Question

Suppose $$ {A}_{1},{A}_{2},\dots {A}_{30} $$ are thirty sets each with five elements and $$ {B}_{1},{B}_{2},\dots ,{B}_{n} $$ are $$ n $$ sets each with three elements. Let $$ \underset{i=1}{\overset{30}{\cup }}{A}_{i}=\underset{j=1}{\overset{n}{\cup }}{B}_{j}= $$ S.Assume that each element of S belongs to exactly ten of the $$ {A}_{i} $$ 's and exactly 9 of $$ {B}_{j}^{} $$ 's.
Find $$ n $$

Answer

**step1** Understanding the problem

The problem asks us to find the number of sets, 'n', in a collection of sets denoted as $$ B_j $$. We are given information about two collections of sets, $$ A_i $$ and $$ B_j $$, and their common union S. For the $$ A_i $$ sets, we know there are 30 sets, each containing 5 elements. We are also told that every element in S appears in exactly 10 of the $$ A_i $$ sets. For the $$ B_j $$ sets, we know each set contains 3 elements, and every element in S appears in exactly 9 of the $$ B_j $$ sets.

**step2** Calculating the total count of elements from A sets

First, let's find the total number of "element occurrences" if we count all the elements from all the $$ A_i $$ sets. Since there are 30 sets and each set has 5 elements, we multiply these numbers together.
Total count from A sets = $$ 30 \times 5 = 150 $$.
This means that if we list out all elements from $$ A_1 $$, then all elements from $$ A_2 $$, and so on up to $$ A_{30} $$, we would have a list of 150 elements in total, where some elements might be repeated.

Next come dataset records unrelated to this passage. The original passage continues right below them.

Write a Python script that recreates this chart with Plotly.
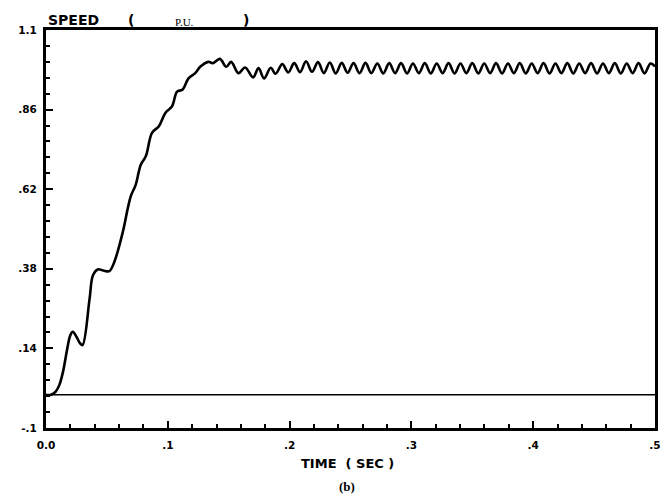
import plotly.graph_objects as go

# Rising portion (time in s, speed in p.u.)
t_rise = [0.000, 0.004, 0.008, 0.011, 0.014, 0.017, 0.020, 0.022, 0.025, 0.028, 0.030,
          0.0358, 0.0385, 0.0425, 0.047, 0.052, 0.056, 0.063, 0.067, 0.0697, 0.0737,
          0.0778, 0.082, 0.087, 0.0927, 0.098, 0.1035, 0.1076, 0.112, 0.117, 0.1225,
          0.1266, 0.1333, 0.137]
v_rise = [0.0, 0.0, 0.01, 0.03, 0.07, 0.13, 0.18, 0.19, 0.175, 0.155, 0.15,
          0.29, 0.36, 0.378, 0.375, 0.373, 0.40, 0.49, 0.56, 0.60, 0.634,
          0.694, 0.72, 0.79, 0.81, 0.85, 0.87, 0.914, 0.92, 0.954, 0.97,
          0.989, 1.004, 1.0]

# Oscillating portion: alternating peaks and troughs
t_osc = [0.1428, 0.148, 0.152, 0.158, 0.1635, 0.170, 0.1745, 0.179, 0.1845, 0.1885,
         0.1940, 0.1989, 0.2038, 0.2086, 0.2135, 0.2184, 0.2233, 0.2281, 0.2330, 0.2379,
         0.2428, 0.2476, 0.2525, 0.2574, 0.2623, 0.2671, 0.2720, 0.2769, 0.2818, 0.2866,
         0.2915, 0.2964, 0.3013, 0.3061, 0.3110, 0.3159, 0.3208, 0.3256, 0.3305, 0.3354,
         0.3403, 0.3451, 0.3500, 0.3549, 0.3598, 0.3646, 0.3695, 0.3744, 0.3793, 0.3841,
         0.3890, 0.3939, 0.3988, 0.4036, 0.4085, 0.4134, 0.4183, 0.4231, 0.4280, 0.4329,
         0.4378, 0.4426, 0.4475, 0.4524, 0.4573, 0.4621, 0.4670, 0.4719, 0.4768, 0.4816,
         0.4865, 0.4914, 0.4963, 0.5000]
v_osc = [1.013, 0.989, 1.004, 0.970, 0.987, 0.957, 0.985, 0.954, 0.986, 0.968,
         0.997, 0.972, 1.000, 0.973, 1.006, 0.974, 1.003, 0.970, 1.002, 0.969,
         1.001, 0.971, 1.000, 0.970, 1.001, 0.970, 0.999, 0.969, 1.000, 0.970,
         1.000, 0.969, 0.999, 0.970, 1.000, 0.969, 0.999, 0.970, 1.000, 0.969,
         0.999, 0.970, 1.000, 0.969, 0.999, 0.970, 1.000, 0.969, 0.999, 0.970,
         1.000, 0.969, 0.999, 0.970, 1.000, 0.969, 0.999, 0.970, 1.000, 0.969,
         0.999, 0.970, 1.000, 0.969, 0.999, 0.970, 1.000, 0.969, 0.999, 0.970,
         1.000, 0.969, 0.999, 0.990]

t_all = t_rise + t_osc
v_all = v_rise + v_osc

# Reference zero line
t_zero = [0.0, 0.5]
v_zero = [0.0, 0.0]

y_tickvals = [-0.1, 0.14, 0.38, 0.62, 0.86, 1.1]
y_ticktext = ["-.1", ".14", ".38", ".62", ".86", "1.1"]
x_tickvals = [0.0, 0.1, 0.2, 0.3, 0.4, 0.5]
x_ticktext = ["0.0", ".1", ".2", ".3", ".4", ".5"]

fig = go.Figure()
fig.add_trace(go.Scatter(x=t_zero, y=v_zero, mode="lines",
                         line=dict(color="black", width=1.5), hoverinfo="skip"))
fig.add_trace(go.Scatter(x=t_all, y=v_all, mode="lines",
                         line=dict(color="black", width=2.6, shape="spline", smoothing=1.0)))

tickfont = dict(family="DejaVu Sans", size=10.5, color="black", weight="bold")

fig.update_layout(
    width=671, height=498,
    margin=dict(l=46, r=10, t=30, b=70),
    paper_bgcolor="white", plot_bgcolor="white",
    showlegend=False,
    xaxis=dict(range=[0, 0.5], tickvals=x_tickvals, ticktext=x_ticktext,
               ticks="inside", ticklen=7, tickwidth=2, tickcolor="black",
               showline=True, linecolor="black", linewidth=3, mirror=True,
               showgrid=False, zeroline=False, tickfont=tickfont,
               ticklabelstandoff=5,
               minor=dict(ticks="inside", dtick=0.02, tick0=0, ticklen=4,
                          tickwidth=1.5, tickcolor="black", showgrid=False)),
    yaxis=dict(range=[-0.1, 1.1], tickvals=y_tickvals, ticktext=y_ticktext,
               ticks="inside", ticklen=7, tickwidth=2, tickcolor="black",
               showline=True, linecolor="black", linewidth=3, mirror=True,
               showgrid=False, zeroline=False, tickfont=tickfont,
               ticklabelstandoff=4,
               minor=dict(ticks="inside", dtick=0.048, tick0=-0.1, ticklen=4,
                          tickwidth=1.5, tickcolor="black", showgrid=False)),
)

title_font = dict(family="DejaVu Sans", size=14, color="black", weight="bold")
fig.add_annotation(text="SPEED", xref="paper", yref="paper", x=0.0, y=1.0,
                   xanchor="left", yanchor="bottom", showarrow=False, font=title_font, yshift=0)
fig.add_annotation(text="(", xref="paper", yref="paper", x=0.131, y=1.0,
                   xanchor="left", yanchor="bottom", showarrow=False, font=title_font, yshift=0)
fig.add_annotation(text="P.U.", xref="paper", yref="paper", x=0.208, y=1.0,
                   xanchor="left", yanchor="bottom", showarrow=False,
                   font=dict(family="Liberation Serif", size=11, color="black"), yshift=0)
fig.add_annotation(text=")", xref="paper", yref="paper", x=0.32, y=1.0,
                   xanchor="left", yanchor="bottom", showarrow=False, font=title_font, yshift=0)
fig.add_annotation(text="TIME  ( SEC )", xref="paper", yref="paper", x=0.495, y=0.0,
                   xanchor="center", yanchor="top", showarrow=False,
                   font=dict(family="DejaVu Sans", size=13, color="black", weight="bold"), yshift=-26)
fig.add_annotation(text="(b)", xref="paper", yref="paper", x=0.495, y=0.0,
                   xanchor="center", yanchor="top", showarrow=False,
                   font=dict(family="Liberation Serif", size=13, color="black", weight="bold"), yshift=-49)

fig.write_html("out.html")
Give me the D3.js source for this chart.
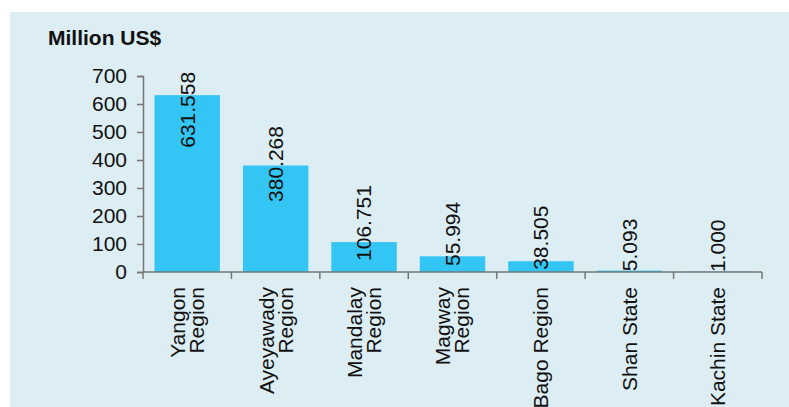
<!DOCTYPE html>
<html>
<head>
<meta charset="utf-8">
<script src="https://cdn.jsdelivr.net/npm/d3@7"></script>
<style>
  body { margin: 0; background: #fff; }
  svg { display: block; font-family: "Liberation Sans", Arial, sans-serif; }
</style>
</head>
<body>
<div id="chart"></div>
<script>
// data
const regions = [
    ["Yangon", "Region"],
    ["Ayeyawady", "Region"],
    ["Mandalay", "Region"],
    ["Magway", "Region"],
    ["Bago Region"],
    ["Shan State"],
    ["Kachin State"]
];
const values = [631.558, 380.268, 106.751, 55.994, 38.505, 5.093, 1.000];
const yTicks = [0, 100, 200, 300, 400, 500, 600, 700];

const width = 789, height = 407;
const margin = { top: 76, right: 27, bottom: 135, left: 143 };

const svg = d3.select("#chart").append("svg")
    .attr("width", width)
    .attr("height", height);

// light blue panel
svg.append("rect")
    .attr("x", 10)
    .attr("y", 12)
    .attr("width", width - 10)
    .attr("height", height - 12)
    .attr("fill", "#dcedf4");

const graph = svg.append("g")
    .attr("transform", `translate(${margin.left},${margin.top})`);

const graphWidth = width - margin.left - margin.right;
const graphHeight = height - margin.top - margin.bottom;

const keys = regions.map(d => d.join(" "));

const x = d3.scaleBand()
    .domain(keys)
    .range([0, graphWidth])
    .paddingInner(0.26)
    .paddingOuter(0.13);

const y = d3.scaleLinear()
    .domain([0, 700])
    .range([graphHeight, 0]);

// bars
graph.selectAll("rect.bar")
    .data(values)
    .enter()
    .append("rect")
    .attr("class", "bar")
    .attr("x", (d, i) => x(keys[i]))
    .attr("y", d => y(d))
    .attr("width", x.bandwidth())
    .attr("height", d => graphHeight - y(d))
    .attr("fill", "#33c5f3");

// y axis
const yAxis = d3.axisLeft(y)
    .tickValues(yTicks)
    .tickSize(6)
    .tickPadding(10);
const yAxisGroup = graph.append("g").call(yAxis);
yAxisGroup.select(".domain").attr("stroke", "#767676").attr("stroke-width", 1.5);
yAxisGroup.selectAll(".tick line").attr("stroke", "#767676").attr("stroke-width", 1.5);
yAxisGroup.selectAll("text")
    .style("font-size", "21px")
    .attr("fill", "#111");

// x axis: ticks between categories
const step = x.step();
const boundaries = d3.range(keys.length + 1).map(i => i * step);
const xAxisGroup = graph.append("g")
    .attr("transform", `translate(0,${graphHeight})`);
xAxisGroup.append("line")
    .attr("x1", 0)
    .attr("x2", graphWidth)
    .attr("stroke", "#767676")
    .attr("stroke-width", 1.5);
xAxisGroup.selectAll("line.tick")
    .data(boundaries)
    .enter()
    .append("line")
    .attr("class", "tick")
    .attr("x1", d => d)
    .attr("x2", d => d)
    .attr("y1", 0)
    .attr("y2", 7)
    .attr("stroke", "#767676")
    .attr("stroke-width", 1.5);

// category labels, rotated
const lineGap = 19;
regions.forEach((lines, i) => {
    const cx = x(keys[i]) + x.bandwidth() / 2;
    lines.forEach((txt, j) => {
        const off = (j - (lines.length - 1) / 2) * lineGap;
        xAxisGroup.append("text")
            .attr("transform", `translate(${cx + off},15) rotate(-90)`)
            .attr("text-anchor", "end")
            .attr("dy", "0.35em")
            .style("font-size", "21px")
            .attr("fill", "#111")
            .text(txt);
    });
});

// value labels, rotated
graph.selectAll("text.value")
    .data(values)
    .enter()
    .append("text")
    .attr("class", "value")
    .attr("transform", (d, i) => {
        const cx = x(keys[i]) + x.bandwidth() / 2;
        const cy = graphHeight - 26 + 0.77 * (y(d) - graphHeight);
        return `translate(${cx},${cy}) rotate(-90)`;
    })
    .attr("text-anchor", "middle")
    .attr("dy", "0.35em")
    .style("font-size", "21px")
    .attr("fill", "#111")
    .text(d => d.toFixed(3));

// unit title
svg.append("text")
    .attr("x", 48)
    .attr("y", 45)
    .style("font-size", "21px")
    .style("font-weight", "bold")
    .attr("fill", "#111")
    .text("Million US$");
</script>
</body>
</html>
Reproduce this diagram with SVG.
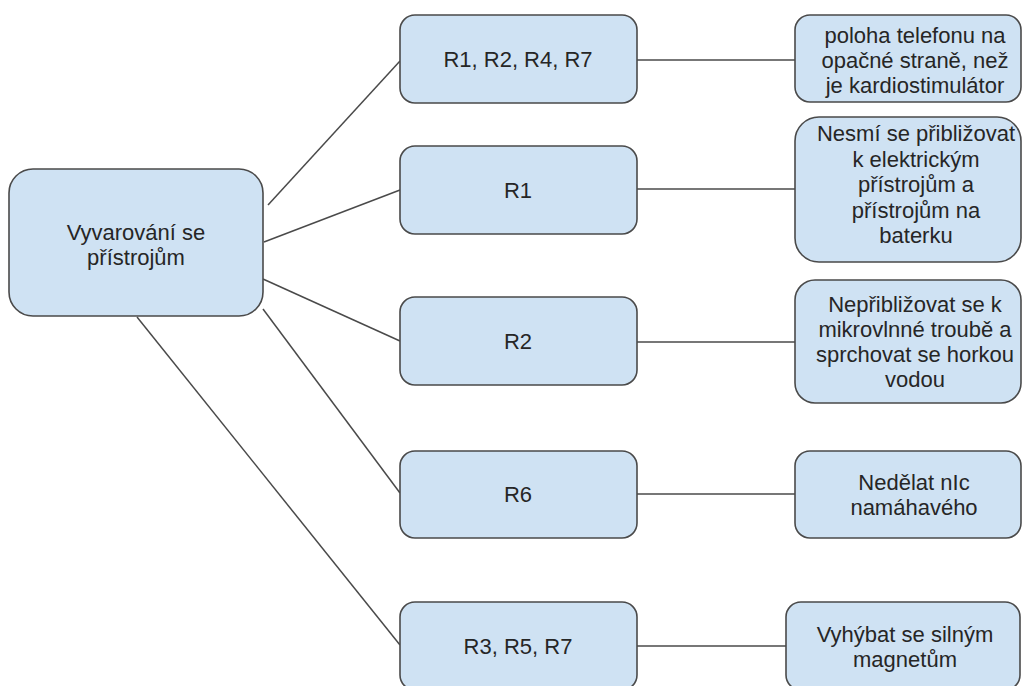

**step3** Finding the number of distinct elements in S

We are given that each distinct element in S belongs to exactly 10 of the $$ A_i $$ sets. This means that when we calculated the total count of 150 in Step 2, each unique element in S was counted 10 times. To find the actual number of distinct elements in S, we divide the total count by 10.
Number of distinct elements in S = $$ 150 \div 10 = 15 $$.
So, there are 15 unique elements in the set S.

**step4** Calculating the total count of elements from B sets using the number of distinct elements

Now we apply a similar logic to the $$ B_j $$ sets. We know that there are 15 distinct elements in S (from Step 3). We are also told that each of these distinct elements belongs to exactly 9 of the $$ B_j $$ sets. Therefore, if we sum the sizes of all the $$ B_j $$ sets, each of the 15 distinct elements will be counted 9 times.
Total count from B sets = Number of distinct elements in S $$ \times $$ Number of B sets each element belongs to
Total count from B sets = $$ 15 \times 9 = 135 $$.
This means that if we list out all elements from all $$ B_j $$ sets, we would have a list of 135 elements in total.

**step5** Finding the number of B sets, n

Finally, we use the information that each of the 'n' $$ B_j $$ sets has 3 elements. The total count of elements from the $$ B_j $$ sets (which we found to be 135 in Step 4) must also be equal to the number of B sets ('n') multiplied by the number of elements in each B set (3).
So, $$ n \times 3 = 135 $$.
To find 'n', we divide 135 by 3.
$$ n = 135 \div 3 = 45 $$.
Therefore, there are 45 sets in the collection $$ B_1, B_2, \dots, B_n $$.